Since the European Parliament elections last year, about 100 municipalities across Poland have signed declarations saying they are free of "LGBT ideology". These have fuelled concern in Brussels, although they appear not to have been followed by legislation to discriminate against gay residents.

On Monday, figures from the arts including Nobel Prize-winning author Olga Tokarczuk, director Pedro Almodovar and writer Margaret Atwood signed a letter to the European Union calling on Poland's government to stop targeting the LGBT community.

Scuffle with nationalists

Hundreds of Polish nationalists and defenders of LGBT rights faced off against each other on opposite sides of a street in central Warsaw on Sunday (August 16).

The nationalists burnt a rainbow flag, while the LGBT activists painted one on the street. The groups shouted abuse at each other, separated by a line of several police vans and dozens of policemen.
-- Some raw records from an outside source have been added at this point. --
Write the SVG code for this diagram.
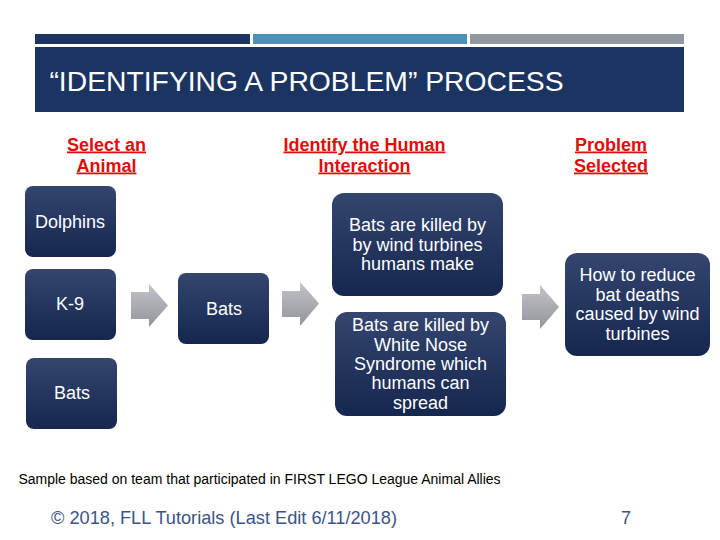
<svg xmlns="http://www.w3.org/2000/svg" width="720" height="540" viewBox="0 0 720 540">
<style>
text{font-family:"Liberation Sans",Arial,sans-serif;text-anchor:middle}
.n rect{fill:url(#nodeFill)}
.n text{fill:#fff;font-size:18px}
.h{fill:#e00d0d;font-size:18px;font-weight:bold;text-decoration:underline}
.a{fill:url(#arrowFill)}
</style>
<defs>
<linearGradient id="nodeFill" x1="0" y1="0" x2="0" y2="1"><stop offset="0" stop-color="#34466f"/><stop offset="1" stop-color="#15274f"/></linearGradient>
<linearGradient id="arrowFill" x1="0" y1="0" x2="0" y2="1"><stop offset="0" stop-color="#c3c4c9"/><stop offset="1" stop-color="#93949b"/></linearGradient>
</defs>
<rect width="720" height="540" fill="#fff"/>
<g id="header">
<rect x="35" y="34" width="215" height="10" fill="#1c3461"/>
<rect x="253" y="34" width="214" height="10" fill="#4a92b8"/>
<rect x="470" y="34" width="214" height="10" fill="#9298a0"/>
<rect x="35" y="47" width="649" height="65" fill="#1c3461"/>
<text x="306.500" y="90.500" font-size="28.300" fill="#fff">“IDENTIFYING A PROBLEM” PROCESS</text>
</g>
<g id="headings">
<text class="h" x="106.500" y="150.500">Select an</text>
<text class="h" x="106.500" y="171.500">Animal</text>
<text class="h" x="364.500" y="150.500">Identify the Human</text>
<text class="h" x="364.500" y="171.500">Interaction</text>
<text class="h" x="611" y="150.500">Problem</text>
<text class="h" x="611" y="171.500">Selected</text>
</g>
<g id="connectors">
<path class="a" d="M131 292H149V284L168 305.500L149 327V319H131Z"/>
<path class="a" d="M282 291H300V282L319 303.500L300 326V317H282Z"/>
<path class="a" d="M522 294H540V285L559 307L540 329V320H522Z"/>
</g>
<g id="node-dolphins" class="n"><rect x="25" y="186" width="91" height="71" rx="8"/><text x="70" y="227.500">Dolphins</text></g>
<g id="node-k9" class="n"><rect x="25" y="269" width="91" height="71" rx="8"/><text x="70" y="309.500">K-9</text></g>
<g id="node-bats-list" class="n"><rect x="26" y="358" width="91" height="71" rx="8"/><text x="72" y="398.500">Bats</text></g>
<g id="node-bats" class="n"><rect x="178" y="273" width="91" height="71" rx="8"/><text x="224" y="314.500">Bats</text></g>
<g id="node-wind" class="n"><rect x="332" y="193" width="171" height="103" rx="12"/><text x="417.500" y="230.500">Bats are killed by</text><text x="417.500" y="250.500">by wind turbines</text><text x="417.500" y="269.500">humans make</text></g>
<g id="node-wns" class="n"><rect x="335" y="312" width="171" height="104" rx="12"/><text x="420.500" y="330.500">Bats are killed by</text><text x="420.500" y="350.500">White Nose</text><text x="420.500" y="369.500">Syndrome which</text><text x="420.500" y="388.500">humans can</text><text x="420.500" y="408.500">spread</text></g>
<g id="node-problem" class="n"><rect x="565" y="253" width="145" height="103" rx="12"/><text x="637.500" y="280.500">How to reduce</text><text x="637.500" y="300.500">bat deaths</text><text x="637.500" y="319.500">caused by wind</text><text x="637.500" y="339.500">turbines</text></g>
<g id="footer">
<text x="259.500" y="484" font-size="14" fill="#000">Sample based on team that participated in FIRST LEGO League Animal Allies</text>
<text x="224" y="523.500" font-size="18.200" fill="#3b5488">© 2018, FLL Tutorials (Last Edit 6/11/2018)</text>
<text x="626" y="523.500" font-size="18" fill="#3b5488">7</text>
</g>
</svg>
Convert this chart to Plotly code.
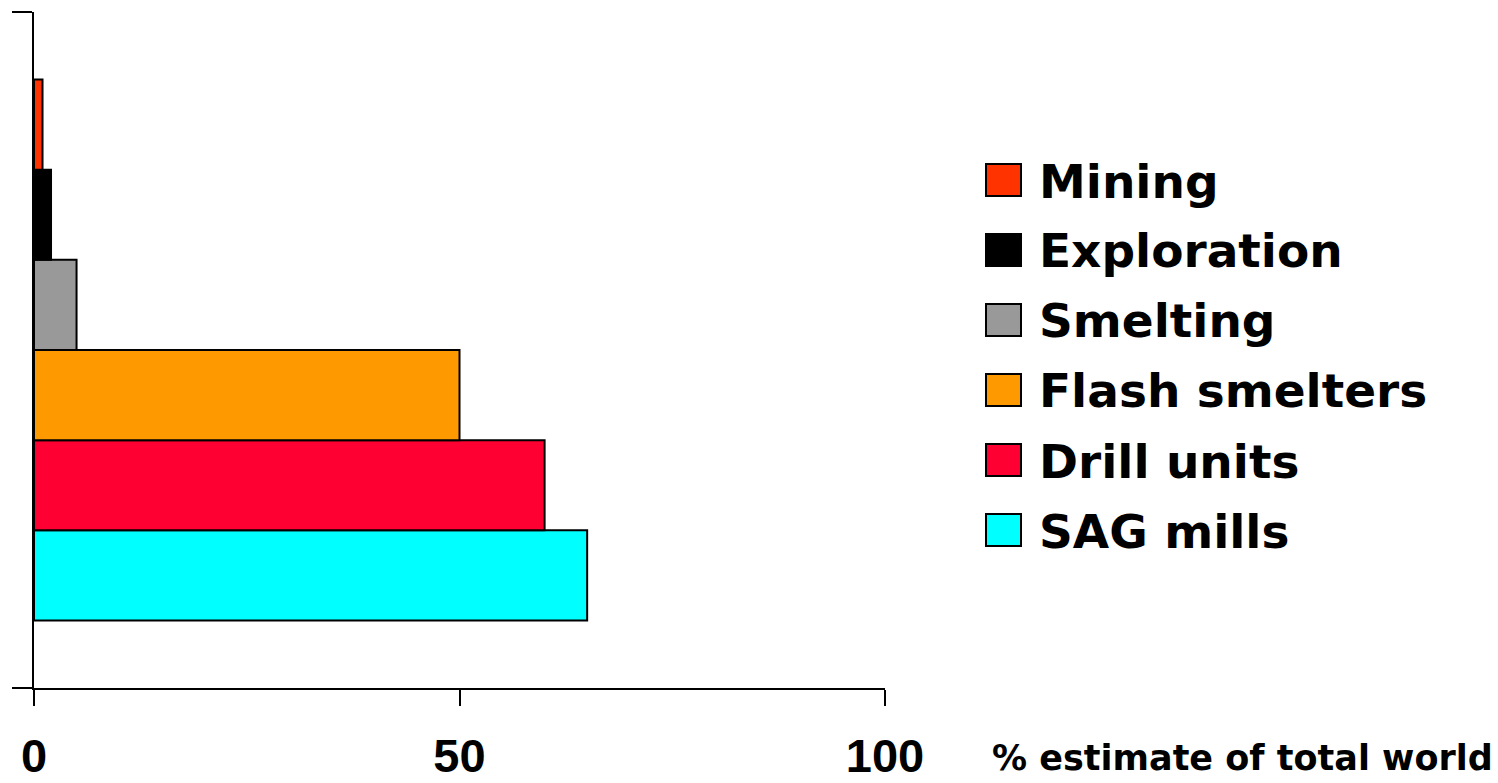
import plotly.graph_objects as go

# Series shown in the key, top to bottom
series = ["Mining", "Exploration", "Smelting", "Flash smelters", "Drill units", "SAG mills"]
shares = [1, 2, 5, 50, 60, 65]  # % estimate of total world
colors = ["#FF3300", "#000000", "#999999", "#FF9900", "#FF0033", "#00FFFF"]
x_ticks = [0, 50, 100]
x_title = "% estimate of total world"
group = ["World"]

W, H = 1498, 783
L, R, T, B = 34, 613, 12, 95
plot_w = W - L - R
plot_h = H - T - B

FONT = "DejaVu Sans"
TICK_FONT = "Liberation Sans"

fig = go.Figure()

# grouped bars: first trace sits at the bottom, so add them in reverse order
for name, val, col in reversed(list(zip(series, shares, colors))):
    fig.add_trace(go.Bar(
        x=[val], y=group, name=name, orientation="h",
        marker=dict(color=col, line=dict(color="black", width=2)),
        showlegend=False,
    ))

fig.update_layout(
    width=W, height=H,
    margin=dict(l=L, r=R, t=T, b=B),
    paper_bgcolor="white", plot_bgcolor="white",
    barmode="group", bargap=0.2, bargroupgap=0,
    showlegend=False,
    font=dict(family=FONT, color="black"),
)

fig.update_xaxes(
    range=[0, 100], tickvals=x_ticks, ticktext=[str(v) for v in x_ticks],
    automargin=False,
    showgrid=False, zeroline=False,
    showline=True, linecolor="black", linewidth=2,
    ticks="outside", ticklen=16, tickwidth=2, tickcolor="black",
    tickfont=dict(family=TICK_FONT, size=47, color="black", weight="bold"),
    ticklabelstandoff=10,
)
fig.update_yaxes(
    type="category", range=[-0.5, 0.5], tickson="boundaries",
    automargin=False,
    showticklabels=False, showgrid=False, zeroline=False,
    showline=True, linecolor="black", linewidth=2,
    ticks="outside", ticklen=20, tickwidth=2, tickcolor="black",
)

def px_x(p):
    return (p - L) / plot_w

def px_y(p):
    return (T + plot_h - p) / plot_h

# hand-built key with large swatches
for i, (name, col) in enumerate(zip(series, colors)):
    yc = 180 + 70 * i
    fig.add_shape(
        type="rect", xref="paper", yref="paper",
        x0=px_x(986), x1=px_x(1021), y0=px_y(yc + 16), y1=px_y(yc - 16),
        fillcolor=col, line=dict(color="black", width=2),
    )
    fig.add_annotation(
        xref="paper", yref="paper", x=px_x(1037), y=px_y(yc + 1),
        xanchor="left", yanchor="middle", showarrow=False,
        text=name, font=dict(family=FONT, size=47, color="black", weight="bold"),
    )

fig.add_annotation(
    xref="paper", yref="paper", x=px_x(990), y=px_y(758),
    xanchor="left", yanchor="middle", showarrow=False,
    text=x_title, font=dict(family=FONT, size=35, color="black", weight="bold"),
)

fig.write_html("out.html")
The nationalists' gathering was organised by a far-right movement All-Poland Youth, whose former leader, Krzysztof Bosak, won nearly seven percent in the first round of a presidential election in June.

Gay rights were part of the most recent election campaign in Poland, a staunchly Catholic country, and the issue is still divisive.

President Andrzej Duda, an ally of the ruling Law and Justice (PiS) party, won re-election in July.

During the campaign he had compared what he called LGBT "ideology" to communist doctrine, sparking criticism at home and abroad.

Since then there have been numerous protests by LGBT activists in Warsaw, including a massive one earlier this month when several thousand people demanded the release of an LGBT activist accused of hanging rainbow banners over statues and damaging an anti-abortion campaigner's van.